La société pense que sa solution pourra aider à gérer la deuxième vague, celle attendue après le déconfinement, toujours dans l’optique de gérer la distribution de masques.
La finalité ? Une analyse statistique, pas de « flicage »
La finalité du traitement est avant tout statistique, mais le numéro un de la startup reconnaît que des acteurs voudraient coupler à ces solutions de détection des mesures plus draconiennes (comme des interdictions d’accès). « Il y en a qui veulent, mais nous, on ne fera pas cela. Il y a le RGPD et nous, ce qu’on veut faire éthiquement. On sera toujours dans la statistique (…) notre but n’est pas de faire du flicage ».
Les données envoyées à la ville de Cannes « sont des batchs de datas sur au moins 15 minutes ou une heure. On veut contrôler que l’usage n’est pas du flicage » insiste le chef de la jeune entreprise. « On interdit clairement ce genre de pratiques dans les conditions générales de vente ».
Sur un terrain éthique, « bien entendu cela fait peur à tout le monde, car personne n’a pris le temps d’évangéliser le sujet. Ce n’est pas la techno qui est dangereuse, mais l’homme derrière la machine et la façon dont il l’utilise » assure le CEO. « On essaye de beaucoup parler aux médias, sinon ce n’est pas contrôlé et on dit que notre technologie est Big Brother ».
« Il n’y a pas de reconnaissance faciale. On fait simplement du comptage. C’est éphémère. On n'a de base de données sur personne.

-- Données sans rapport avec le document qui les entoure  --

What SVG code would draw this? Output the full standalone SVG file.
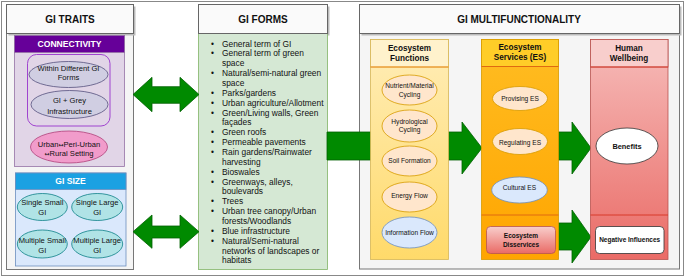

Pour vous donner un exemple, si vous passez deux fois devant notre caméra, vous allez être compté deux fois ».
« Il ne faut pas avoir peur »
Comme l’avait relevé la CNIL lors de l’examen des micros placés dans les espaces publics de la ville de Saint-Étienne, des systèmes de surveillance peuvent avoir des effets sur les comportements psychosociaux, à savoir qu’un individu ne déambulera pas de la même façon s’il se sait sous un œil ou une oreille électronique.
« Il ne faut pas avoir peur », insiste encore Xavier Fisher qui se revendique des valeurs du RGPD. « C’est comme un détecteur de mouvement ou un outil de comptage par clics à l’entrée d’une salle de concert. Pour donner un parallèle, tous les jours on a des chiffres sur les naissances en France avec le pourcentage de filles et de garçons. Ce n’est pas pour autant qu’on a accès au numéro de sécurité sociale des parents. Nous, on fait des statistiques, des pourcentages ».